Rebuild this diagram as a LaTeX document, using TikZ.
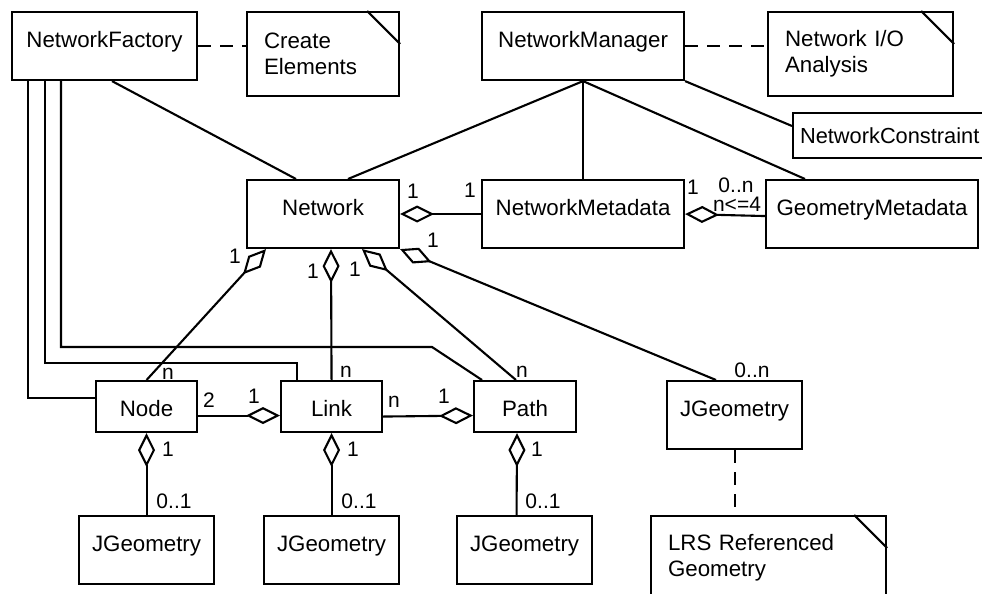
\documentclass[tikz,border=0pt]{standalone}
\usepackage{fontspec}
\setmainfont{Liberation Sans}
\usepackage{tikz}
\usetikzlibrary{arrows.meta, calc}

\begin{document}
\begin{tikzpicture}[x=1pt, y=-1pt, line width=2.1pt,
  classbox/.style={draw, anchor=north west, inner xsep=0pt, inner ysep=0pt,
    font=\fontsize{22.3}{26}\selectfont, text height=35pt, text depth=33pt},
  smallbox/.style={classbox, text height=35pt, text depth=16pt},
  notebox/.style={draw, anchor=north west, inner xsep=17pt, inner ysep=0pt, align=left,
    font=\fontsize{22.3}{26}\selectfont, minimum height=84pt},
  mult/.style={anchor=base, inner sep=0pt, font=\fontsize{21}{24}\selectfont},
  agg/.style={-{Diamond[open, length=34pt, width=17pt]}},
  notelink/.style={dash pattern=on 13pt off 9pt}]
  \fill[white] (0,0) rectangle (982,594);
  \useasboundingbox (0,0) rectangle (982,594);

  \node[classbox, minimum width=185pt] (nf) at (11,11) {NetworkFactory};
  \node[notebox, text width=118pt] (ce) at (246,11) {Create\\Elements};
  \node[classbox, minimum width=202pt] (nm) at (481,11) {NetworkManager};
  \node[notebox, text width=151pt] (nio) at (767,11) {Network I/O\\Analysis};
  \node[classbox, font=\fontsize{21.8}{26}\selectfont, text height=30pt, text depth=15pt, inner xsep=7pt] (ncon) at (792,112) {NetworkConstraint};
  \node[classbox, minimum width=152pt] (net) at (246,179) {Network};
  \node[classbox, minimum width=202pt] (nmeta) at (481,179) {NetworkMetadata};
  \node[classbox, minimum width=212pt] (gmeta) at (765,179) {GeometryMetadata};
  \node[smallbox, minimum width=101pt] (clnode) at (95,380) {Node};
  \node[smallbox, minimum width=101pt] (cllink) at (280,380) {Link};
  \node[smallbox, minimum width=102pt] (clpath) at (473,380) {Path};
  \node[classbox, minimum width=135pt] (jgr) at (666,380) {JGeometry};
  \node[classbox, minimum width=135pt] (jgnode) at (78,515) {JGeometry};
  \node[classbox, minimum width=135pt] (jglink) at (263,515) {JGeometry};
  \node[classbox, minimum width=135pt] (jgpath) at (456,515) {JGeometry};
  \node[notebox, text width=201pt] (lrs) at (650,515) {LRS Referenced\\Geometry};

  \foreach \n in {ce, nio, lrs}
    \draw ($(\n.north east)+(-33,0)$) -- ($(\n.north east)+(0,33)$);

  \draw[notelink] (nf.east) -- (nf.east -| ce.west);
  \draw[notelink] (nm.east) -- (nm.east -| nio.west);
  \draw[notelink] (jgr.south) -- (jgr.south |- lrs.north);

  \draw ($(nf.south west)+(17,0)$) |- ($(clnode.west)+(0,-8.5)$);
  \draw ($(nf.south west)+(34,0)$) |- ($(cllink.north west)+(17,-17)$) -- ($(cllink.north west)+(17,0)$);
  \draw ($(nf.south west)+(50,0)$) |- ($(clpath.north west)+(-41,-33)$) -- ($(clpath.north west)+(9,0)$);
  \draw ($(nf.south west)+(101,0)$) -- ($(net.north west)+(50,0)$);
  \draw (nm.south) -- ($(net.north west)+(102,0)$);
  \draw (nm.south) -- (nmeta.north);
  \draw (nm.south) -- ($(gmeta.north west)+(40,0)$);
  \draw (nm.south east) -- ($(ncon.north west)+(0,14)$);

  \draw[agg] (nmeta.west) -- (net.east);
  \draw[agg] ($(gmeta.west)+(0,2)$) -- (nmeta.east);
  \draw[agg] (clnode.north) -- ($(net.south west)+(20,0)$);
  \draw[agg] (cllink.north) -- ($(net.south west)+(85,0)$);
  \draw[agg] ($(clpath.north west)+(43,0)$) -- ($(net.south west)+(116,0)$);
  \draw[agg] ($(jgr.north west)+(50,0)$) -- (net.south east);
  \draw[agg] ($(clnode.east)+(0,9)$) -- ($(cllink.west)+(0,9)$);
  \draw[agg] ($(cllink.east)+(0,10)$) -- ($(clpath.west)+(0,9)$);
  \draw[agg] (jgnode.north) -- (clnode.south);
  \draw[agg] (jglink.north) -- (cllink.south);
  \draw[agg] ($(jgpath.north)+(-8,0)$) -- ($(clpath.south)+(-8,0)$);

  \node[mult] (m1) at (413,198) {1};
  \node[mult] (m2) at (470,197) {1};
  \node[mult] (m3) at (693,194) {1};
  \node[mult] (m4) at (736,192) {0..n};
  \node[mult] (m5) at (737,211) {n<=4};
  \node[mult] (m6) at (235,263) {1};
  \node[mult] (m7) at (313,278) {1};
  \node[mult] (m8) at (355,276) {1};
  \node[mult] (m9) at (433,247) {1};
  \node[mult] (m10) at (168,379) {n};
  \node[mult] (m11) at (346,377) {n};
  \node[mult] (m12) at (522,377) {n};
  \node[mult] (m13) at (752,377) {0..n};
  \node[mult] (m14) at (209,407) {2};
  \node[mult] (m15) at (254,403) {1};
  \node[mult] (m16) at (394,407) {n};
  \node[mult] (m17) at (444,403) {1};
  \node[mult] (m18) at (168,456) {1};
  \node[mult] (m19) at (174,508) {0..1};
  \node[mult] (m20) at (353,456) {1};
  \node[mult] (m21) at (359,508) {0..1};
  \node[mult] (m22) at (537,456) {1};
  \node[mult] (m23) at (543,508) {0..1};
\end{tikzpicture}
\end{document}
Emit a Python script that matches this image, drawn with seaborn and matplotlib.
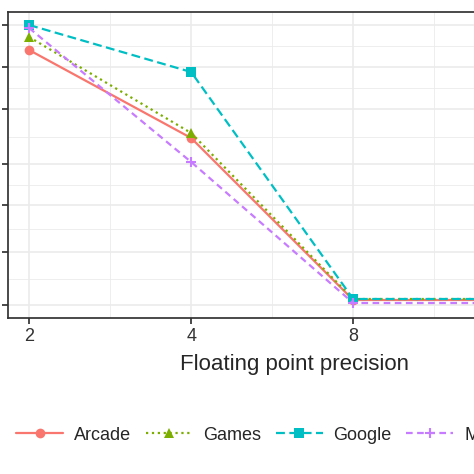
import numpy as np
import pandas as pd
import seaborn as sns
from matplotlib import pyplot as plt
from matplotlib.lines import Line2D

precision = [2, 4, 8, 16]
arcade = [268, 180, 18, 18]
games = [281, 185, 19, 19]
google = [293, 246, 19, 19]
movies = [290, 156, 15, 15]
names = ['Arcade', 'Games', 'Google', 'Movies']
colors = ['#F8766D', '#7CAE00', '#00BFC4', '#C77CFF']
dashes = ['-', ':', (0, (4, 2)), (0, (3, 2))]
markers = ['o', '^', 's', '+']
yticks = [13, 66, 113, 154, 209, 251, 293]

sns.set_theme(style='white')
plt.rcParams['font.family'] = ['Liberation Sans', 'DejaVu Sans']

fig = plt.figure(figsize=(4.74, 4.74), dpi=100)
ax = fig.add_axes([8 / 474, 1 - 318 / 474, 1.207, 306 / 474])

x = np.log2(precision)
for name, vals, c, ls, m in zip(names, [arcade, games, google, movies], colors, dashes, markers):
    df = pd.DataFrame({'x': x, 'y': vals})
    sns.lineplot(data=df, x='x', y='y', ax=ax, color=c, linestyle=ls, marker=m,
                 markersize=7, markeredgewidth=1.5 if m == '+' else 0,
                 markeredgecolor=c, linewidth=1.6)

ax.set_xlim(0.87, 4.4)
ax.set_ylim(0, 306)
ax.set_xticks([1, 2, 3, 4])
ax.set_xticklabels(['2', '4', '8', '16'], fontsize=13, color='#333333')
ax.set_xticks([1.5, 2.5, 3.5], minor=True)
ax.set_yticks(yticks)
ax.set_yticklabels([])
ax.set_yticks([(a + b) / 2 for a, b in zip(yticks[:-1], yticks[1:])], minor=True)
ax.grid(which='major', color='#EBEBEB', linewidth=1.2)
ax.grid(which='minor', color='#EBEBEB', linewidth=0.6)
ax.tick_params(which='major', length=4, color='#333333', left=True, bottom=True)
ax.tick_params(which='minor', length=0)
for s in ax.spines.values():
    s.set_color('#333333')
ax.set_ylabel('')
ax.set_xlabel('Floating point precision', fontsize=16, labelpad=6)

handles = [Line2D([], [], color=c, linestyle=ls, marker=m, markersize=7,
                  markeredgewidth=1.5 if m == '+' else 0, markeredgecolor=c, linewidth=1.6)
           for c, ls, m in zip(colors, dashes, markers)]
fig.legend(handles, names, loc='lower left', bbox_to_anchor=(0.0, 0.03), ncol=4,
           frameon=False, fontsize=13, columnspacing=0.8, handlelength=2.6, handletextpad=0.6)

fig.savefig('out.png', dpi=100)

^^^^

__TASK REQUIREMENTS__: Copy each line that contains the word "matplotlib".

__THE RESPONSE__:
Emit a Python script that matches this image, drawn with seaborn and matplotlib.
from matplotlib import pyplot as plt
from matplotlib.lines import Line2D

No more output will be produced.